A more sophisticated version

The same pattern shows up in a more elaborate form on kube-agentic-networking, a Kubernetes SIG project I'm involved with. An account opened a detailed proposal issue for receipt-based admission control, complete with schema definitions, IETF draft references, and info on four implementations!

Proposal issue on kube-agentic-networking

The IETF draft was authored by the same person who opened the issue. Three of the four "independent implementations" are by that same person, published under two different company names. The fourth is by the second account that later showed up to validate the proposal. Anyone can submit an individual Internet-Draft to the IETF datatracker with no peer review or endorsement, but dropping "IETF draft" in a GitHub issue implies a level of credibility that isn't there.

Within hours, the second account appeared to validate and extend the proposal, agreed on the approach, offered to co-author a reference implementation, and dropped links to their own product's API endpoints.

Choreographed exchange on kube-agentic-networking

The original author responded enthusiastically, accepting every suggestion and proposing they collaborate.
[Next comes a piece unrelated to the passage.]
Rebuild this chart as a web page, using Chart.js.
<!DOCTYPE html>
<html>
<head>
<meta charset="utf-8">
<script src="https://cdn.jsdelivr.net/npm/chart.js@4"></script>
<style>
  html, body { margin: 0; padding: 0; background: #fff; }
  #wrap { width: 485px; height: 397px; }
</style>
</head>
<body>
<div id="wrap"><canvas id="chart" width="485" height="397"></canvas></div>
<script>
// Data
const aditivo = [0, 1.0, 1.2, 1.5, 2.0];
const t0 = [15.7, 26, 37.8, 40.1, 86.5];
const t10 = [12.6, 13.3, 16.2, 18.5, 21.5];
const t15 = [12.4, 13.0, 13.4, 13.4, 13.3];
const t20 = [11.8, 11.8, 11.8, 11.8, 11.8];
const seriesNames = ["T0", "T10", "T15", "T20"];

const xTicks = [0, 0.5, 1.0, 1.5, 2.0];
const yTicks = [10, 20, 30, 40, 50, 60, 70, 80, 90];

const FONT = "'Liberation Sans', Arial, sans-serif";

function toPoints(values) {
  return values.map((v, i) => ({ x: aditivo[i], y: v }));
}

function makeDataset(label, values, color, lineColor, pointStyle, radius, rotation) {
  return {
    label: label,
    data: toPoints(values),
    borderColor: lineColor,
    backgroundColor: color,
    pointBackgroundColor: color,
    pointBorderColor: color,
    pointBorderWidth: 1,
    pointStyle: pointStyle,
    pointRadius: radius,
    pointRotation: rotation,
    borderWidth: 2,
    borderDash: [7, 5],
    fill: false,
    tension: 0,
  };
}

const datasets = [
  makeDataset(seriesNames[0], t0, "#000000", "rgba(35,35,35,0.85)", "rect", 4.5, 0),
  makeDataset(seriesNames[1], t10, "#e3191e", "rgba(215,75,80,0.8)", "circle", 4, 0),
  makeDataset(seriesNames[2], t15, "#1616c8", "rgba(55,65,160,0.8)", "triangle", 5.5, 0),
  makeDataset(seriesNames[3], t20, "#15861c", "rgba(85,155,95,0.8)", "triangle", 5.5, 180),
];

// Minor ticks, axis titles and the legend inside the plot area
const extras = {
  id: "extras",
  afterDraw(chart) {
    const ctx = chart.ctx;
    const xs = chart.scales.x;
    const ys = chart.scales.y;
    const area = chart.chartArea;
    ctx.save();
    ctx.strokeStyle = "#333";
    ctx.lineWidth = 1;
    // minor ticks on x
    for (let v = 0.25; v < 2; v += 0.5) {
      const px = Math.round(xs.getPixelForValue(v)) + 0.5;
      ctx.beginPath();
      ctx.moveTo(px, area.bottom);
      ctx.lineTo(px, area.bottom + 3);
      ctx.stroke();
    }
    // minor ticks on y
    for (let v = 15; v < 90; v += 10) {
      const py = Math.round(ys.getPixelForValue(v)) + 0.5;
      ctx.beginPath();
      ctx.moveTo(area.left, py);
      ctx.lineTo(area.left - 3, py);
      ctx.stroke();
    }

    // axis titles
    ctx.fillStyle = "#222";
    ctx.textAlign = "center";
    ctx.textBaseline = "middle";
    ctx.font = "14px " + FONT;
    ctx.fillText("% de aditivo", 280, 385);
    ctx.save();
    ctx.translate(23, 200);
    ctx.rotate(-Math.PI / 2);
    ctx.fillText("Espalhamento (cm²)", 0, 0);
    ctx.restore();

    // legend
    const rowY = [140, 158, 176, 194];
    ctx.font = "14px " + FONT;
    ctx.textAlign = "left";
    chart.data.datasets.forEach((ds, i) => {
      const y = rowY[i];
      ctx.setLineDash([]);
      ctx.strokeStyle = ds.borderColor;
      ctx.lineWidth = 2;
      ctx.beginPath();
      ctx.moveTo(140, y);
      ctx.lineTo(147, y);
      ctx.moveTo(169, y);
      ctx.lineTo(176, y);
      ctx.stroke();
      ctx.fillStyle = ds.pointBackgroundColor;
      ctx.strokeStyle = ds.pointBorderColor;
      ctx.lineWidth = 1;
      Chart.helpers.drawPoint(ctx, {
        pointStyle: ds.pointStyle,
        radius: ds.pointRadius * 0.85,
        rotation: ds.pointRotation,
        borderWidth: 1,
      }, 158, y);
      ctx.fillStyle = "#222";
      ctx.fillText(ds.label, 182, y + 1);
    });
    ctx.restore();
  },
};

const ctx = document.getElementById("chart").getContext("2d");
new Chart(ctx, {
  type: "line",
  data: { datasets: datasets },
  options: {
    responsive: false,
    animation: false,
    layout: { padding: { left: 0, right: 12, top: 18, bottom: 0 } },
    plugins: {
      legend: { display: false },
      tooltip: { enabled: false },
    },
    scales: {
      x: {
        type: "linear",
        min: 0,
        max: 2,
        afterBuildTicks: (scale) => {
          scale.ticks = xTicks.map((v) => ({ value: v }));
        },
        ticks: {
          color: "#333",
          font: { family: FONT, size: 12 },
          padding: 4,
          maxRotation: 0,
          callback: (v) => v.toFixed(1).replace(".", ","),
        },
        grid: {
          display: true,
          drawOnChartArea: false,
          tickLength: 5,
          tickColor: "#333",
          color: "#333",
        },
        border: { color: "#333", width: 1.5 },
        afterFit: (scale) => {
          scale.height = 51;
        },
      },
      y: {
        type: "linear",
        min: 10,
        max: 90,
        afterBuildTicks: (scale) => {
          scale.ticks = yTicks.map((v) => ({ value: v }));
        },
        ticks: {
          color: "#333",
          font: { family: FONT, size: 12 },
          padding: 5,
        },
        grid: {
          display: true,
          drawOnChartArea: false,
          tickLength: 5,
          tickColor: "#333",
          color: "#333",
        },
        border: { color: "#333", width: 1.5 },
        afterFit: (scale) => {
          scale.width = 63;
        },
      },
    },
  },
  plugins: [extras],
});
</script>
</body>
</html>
It reads like two independent experts converging on a shared design, exactly the kind of organic technical discourse you'd want on a SIG issue.
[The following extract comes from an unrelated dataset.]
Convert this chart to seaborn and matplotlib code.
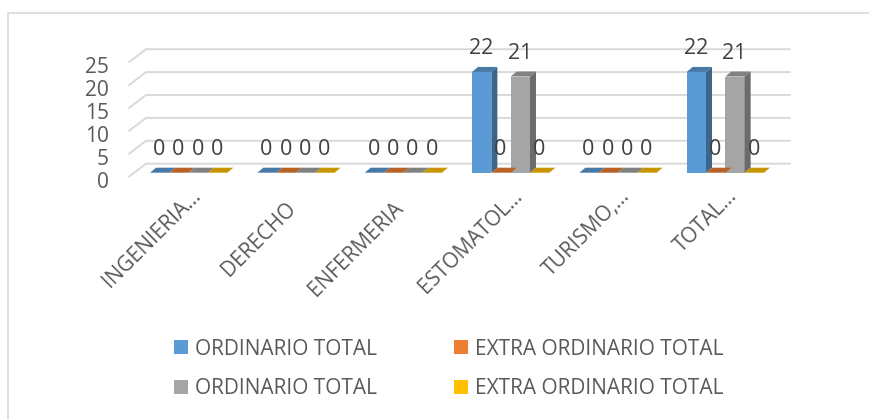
import numpy as np
import pandas as pd
import matplotlib
matplotlib.use('Agg')
import matplotlib.pyplot as plt
import matplotlib.transforms as mtrans
from matplotlib.patches import Polygon, Patch
import seaborn as sns

categories = ['INGENIERIA…', 'DERECHO', 'ENFERMERIA', 'ESTOMATOL…', 'TURISMO,…', 'TOTAL…']
ordinario_a = [0, 0, 0, 22, 0, 22]
extra_a = [0, 0, 0, 0, 0, 0]
ordinario_b = [0, 0, 0, 21, 0, 21]
extra_b = [0, 0, 0, 0, 0, 0]
series_keys = ['s1', 's2', 's3', 's4']
series_labels = ['ORDINARIO TOTAL', 'EXTRA ORDINARIO TOTAL', 'ORDINARIO TOTAL', 'EXTRA ORDINARIO TOTAL']
colors = ['#5b9bd5', '#ed7d31', '#a5a5a5', '#ffc000']
y_ticks = [0, 5, 10, 15, 20, 25]

W, H = 869, 419
# pixel frame of the front plane
LEFT, RIGHT, Y0, Y25 = 135, 779, 172.7, 58.2
PX_X = (RIGHT - LEFT) / len(categories)
PX_Y = (Y0 - Y25) / 25


def darker(col, f):
    return tuple(c * f for c in matplotlib.colors.to_rgb(col))


def main():
    rows = []
    for key, vals in zip(series_keys, [ordinario_a, extra_a, ordinario_b, extra_b]):
        for c, v in zip(categories, vals):
            rows.append({'cat': c, 'series': key, 'val': v})
    df = pd.DataFrame(rows)

    sns.set_theme(style='white')
    plt.rcParams['font.family'] = ['Open Sans', 'DejaVu Sans']

    fig = plt.figure(figsize=(W / 100, H / 100), dpi=100)
    ax = fig.add_axes([LEFT / W, 1 - Y0 / H, (RIGHT - LEFT) / W, (Y0 - Y25) / H])
    sns.barplot(data=df, x='cat', y='val', hue='series', order=categories, hue_order=series_keys,
                palette=colors, width=0.72, gap=0, legend=False, saturation=1, ax=ax, linewidth=0, zorder=3)
    ax.set_xlim(-0.5, len(categories) - 0.5)
    ax.set_ylim(0, 25)
    ax.set_xlabel('')
    ax.set_ylabel('')
    sns.despine(ax=ax, left=True, bottom=True)

    # back wall gridlines with the little diagonal on the side
    for v in y_ticks:
        x_start = -0.5 - 6 / PX_X
        x_back = -0.5 + 11 / PX_X
        x_end = len(categories) - 0.5 + 11 / PX_X
        y_front = v - 4 / PX_Y
        y_back = v + 9 / PX_Y
        ax.plot([x_start, x_back, x_end], [y_front, y_back, y_back], color='#d9d9d9', lw=1.4,
                clip_on=False, zorder=1, solid_joinstyle='miter')

    # fake 3d depth from the real bars
    dx = 6 / PX_X
    dy = 5 / PX_Y
    n = len(categories)
    for i, bar in enumerate(ax.patches):
        col = colors[i // n]
        x0 = bar.get_x()
        x1 = x0 + bar.get_width()
        h = bar.get_height()
        bar.set_clip_on(False)
        side = Polygon([(x1, 0), (x1 + dx, dy), (x1 + dx, h + dy), (x1, h)], closed=True,
                       fc=darker(col, 0.65), ec='none', clip_on=False, zorder=3)
        top = Polygon([(x0, h), (x0 + dx, h + dy), (x1 + dx, h + dy), (x1, h)], closed=True,
                      fc=darker(col, 0.78), ec='none', clip_on=False, zorder=3)
        ax.add_patch(side)
        ax.add_patch(top)
        # value label floats above the bar
        ax.text(x0 + bar.get_width() / 2 - 0.5 / PX_X, h + 23 / PX_Y, f'{h:.0f}', ha='center', va='center',
                fontsize=15.5, color='#404040', clip_on=False, zorder=5)

    ax.set_yticks(y_ticks)
    ax.tick_params(axis='y', length=0, pad=19, labelsize=15, labelcolor='#595959')
    for lab in ax.get_yticklabels():
        lab.set_transform(lab.get_transform() + mtrans.ScaledTranslation(0, -5 / 72, fig.dpi_scale_trans))

    ax.set_xticks(range(n))
    ax.set_xticklabels(categories, rotation=45, ha='right', va='top', rotation_mode='anchor')
    ax.tick_params(axis='x', length=0, pad=10, labelsize=15, labelcolor='#595959')
    for lab in ax.get_xticklabels():
        # cut labels sit further right than the whole ones
        if lab.get_text().endswith('…'):
            off_x, off_y = 1, 1
        else:
            off_x, off_y = -8, -8
        lab.set_transform(lab.get_transform() + mtrans.ScaledTranslation(off_x / 72, off_y / 72, fig.dpi_scale_trans))

    handles = [Patch(fc=c, ec='none') for c in colors]
    # order so that ncols=2 fills the rows like the original
    order = [0, 2, 1, 3]
    fig.legend([handles[i] for i in order], [series_labels[i] for i in order], ncols=2,
               loc='center', bbox_to_anchor=(449 / W, 1 - 369 / H), frameon=False, fontsize=15,
               labelcolor='#595959', handlelength=0.67, handleheight=0.67, handletextpad=0.33,
               columnspacing=3.7, labelspacing=0.9)

    # chart area border, runs off the picture on the right and the bottom
    fig.add_artist(plt.Line2D([8 / W, 8 / W, 1], [0, 1 - 13 / H, 1 - 13 / H], color='#d9d9d9', lw=1.2))

    fig.savefig('out.png', dpi=100)


if __name__ == '__main__':
    main()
But the proposal author's GitHub account was created mid-2025 and already has over a hundred followers and dozens of repositories. The validating commenter promotes their own governance platform across multiple repos, including their own. Both accounts appear across the same constellation of AI governance repositories, commenting on each other's projects, filing issues that reference each other's work, building a web of cross-references that looks like community adoption.
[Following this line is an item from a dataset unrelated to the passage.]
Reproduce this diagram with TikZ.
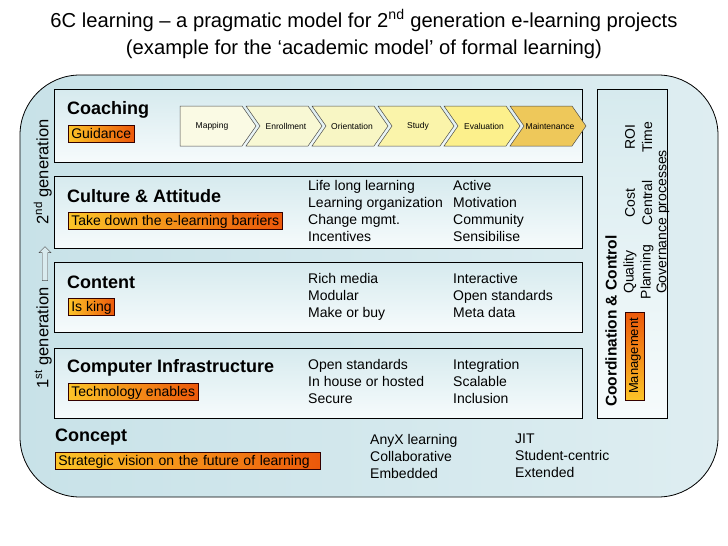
\documentclass[tikz,border=0pt]{standalone}
\usepackage{fontspec}
\setmainfont{Liberation Sans}
\usetikzlibrary{shapes.arrows}
\definecolor{bandtop}{RGB}{214,234,238}
\definecolor{bandbot}{RGB}{246,251,252}
\definecolor{outerc}{RGB}{200,226,232}
\definecolor{org1}{RGB}{252,196,40}
\definecolor{org2}{RGB}{236,88,10}
\definecolor{ch0}{RGB}{250,250,228}
\definecolor{ch1}{RGB}{248,248,212}
\definecolor{ch2}{RGB}{248,246,196}
\definecolor{ch3}{RGB}{250,244,170}
\definecolor{ch4}{RGB}{252,240,140}
\definecolor{ch5}{RGB}{238,200,90}
\tikzset{x=1pt,y=-1pt,
 band/.style={draw=black,line width=0.8pt,top color=bandtop,bottom color=bandbot},
 tag/.style={draw=black!80!red,line width=0.6pt,left color=org1,right color=org2,anchor=west,font=\fontsize{14}{16}\selectfont,inner sep=3pt,text depth=1pt},
 ttl/.style={font=\fontsize{18}{20}\selectfont\bfseries,anchor=west,inner sep=0},
 txt/.style={font=\fontsize{14}{17}\selectfont,anchor=north west,align=left,inner sep=0},
 chev/.style={draw=black!70,line width=0.5pt,font=\fontsize{8.5}{9}\selectfont},
 gen/.style={font=\fontsize{16.5}{18}\selectfont,rotate=90,inner sep=0},
 rt/.style={rotate=90,font=\fontsize{14}{16}\selectfont,inner sep=0}}
\begin{document}
\begin{tikzpicture}
\useasboundingbox (0,0) rectangle (728,546);
\fill[white] (0,0) rectangle (728,546);
\node[font=\fontsize{20.2}{27}\selectfont,align=center] (title) at (364,34) {6C learning – a pragmatic model for 2\textsuperscript{nd} generation e-learning projects\\(example for the ‘academic model’ of formal learning)};
\draw[line width=0.8pt,left color=outerc,right color=outerc!60!white,rounded corners=60] (20,75) rectangle (718,497);
% bands
\draw[band] (54,89) rectangle (582,162);
\draw[band] (54,176) rectangle (582,248);
\draw[band] (54,262) rectangle (582,332);
\draw[band] (54,348) rectangle (582,418);
\draw[band] (597,89) rectangle (667,418);
% titles and tags
\node[ttl] (t1) at (67,110) {Coaching};
\node[tag] (g1) at (68,134) {Guidance};
\node[ttl] (t2) at (67,196) {Culture \& Attitude};
\node[tag] (g2) at (68,221) {Take down the e-learning barriers};
\node[ttl] (t3) at (67,282) {Content};
\node[tag] (g3) at (68,307) {Is king};
\node[ttl] (t4) at (67,368) {Computer Infrastructure};
\node[tag] (g4) at (68,392) {Technology enables};
\node[ttl] (t5) at (55,437) {Concept};
\node[tag,text width=259pt,align=left] (g5) at (55,461) {Strategic vision on the future of learning};
% chevrons
\foreach \i/\t in {0/Mapping,1/Enrollment,2/Orientation,3/Study,4/Evaluation,5/Maintenance}{
 \pgfmathsetmacro{\xa}{180+\i*66}
 \ifnum\i=0
 \draw[chev,fill=ch\i] (\xa,106) -- ({\xa+62},106) -- ({\xa+76},126) -- ({\xa+62},146) -- (\xa,146) -- cycle;
 \else
 \draw[chev,fill=ch\i] (\xa,106) -- ({\xa+62},106) -- ({\xa+76},126) -- ({\xa+62},146) -- (\xa,146) -- ({\xa+14},126) -- cycle;
 \fi
 \node[chev,draw=none,inner sep=0] (c\i) at ({\xa+40+(\i==0?-8:0)},126) {\t};
}
% right texts
\node[txt] (r2a) at (308,180) {Life long learning\\Learning organization\\Change mgmt.\\Incentives};
\node[txt] (r2b) at (453,180) {Active\\Motivation\\Community\\Sensibilise};
\node[txt] (r3a) at (308,273) {Rich media\\Modular\\Make or buy};
\node[txt] (r3b) at (453,273) {Interactive\\Open standards\\Meta data};
\node[txt] (r4a) at (308,359) {Open standards\\In house or hosted\\Secure};
\node[txt] (r4b) at (453,359) {Integration\\Scalable\\Inclusion};
\node[txt] (r5a) at (370,434) {AnyX learning\\Collaborative\\Embedded};
\node[txt] (r5b) at (515,434) {JIT\\Student-centric\\Extended};
% generations
\node[gen,anchor=south] (gen1) at (52,338) {1\textsuperscript{st} generation};
\node[gen,anchor=south] (gen2) at (52,172) {2\textsuperscript{nd} generation};
\node[single arrow,draw=black!70,fill=outerc!70!white,rotate=90,minimum height=34pt,minimum width=12pt,single arrow head extend=2pt,inner sep=1.5pt] (arr) at (45,265) {};
% coordination column
\node[font=\fontsize{15.5}{17}\selectfont\bfseries,rotate=90,anchor=west,inner sep=0] (cc) at (611,407) {Coordination \& Control};
\node[draw=black!80!red,line width=0.6pt,bottom color=org1,top color=org2,rotate=90,minimum width=88pt,minimum height=19pt,font=\fontsize{13}{14}\selectfont] (mg) at (635,356) {Management};
\foreach \n/\y/\t in {q/272/Quality,c/203/Cost,r/137/ROI}
 \node[rt] (\n) at (630,\y) {\t};
\foreach \n/\y/\t in {p/272/Planning,ce/203/Central,ti/137/Time}
 \node[rt] (\n) at (647,\y) {\t};
\node[rt] (gov) at (663,222) {Governance processes};
\end{tikzpicture}
\end{document}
This is what makes the pattern effective. The discussion looks legitimate enough that it's reasonable to engage with it. That's the whole point: create something that passes the smell test so the promoted projects gain credibility by association with a real community.

The web of slop

This isn't new. SEO comment spam, blog spam, and astroturfing on forums have existed for decades. What's different now is that the comments are contextually accurate (they reference specific technical details from the issue, use the right terminology, propose plausible integration points), and the accounts look real (followers, repos, activity histories that used to require human effort to build).

Most importantly, the cross-referencing creates artificial consensus. Multiple accounts across multiple repositories all pointing to the same projects, agreeing with each other's proposals. It manufactures the appearance of community demand. A maintainer seeing "oh, multiple people have independently suggested this" is seeing a mirage.

Others have named parts of this. "AI slop" covers the content quality problem. "Dead GitHub Theory" describes the authenticity crisis. The "fake star economy" covers manufactured popularity signals. What I haven't seen named is the network structure: accounts that cross-reference, validate, and promote each other to manufacture credibility at scale. I'm calling it the web of slop.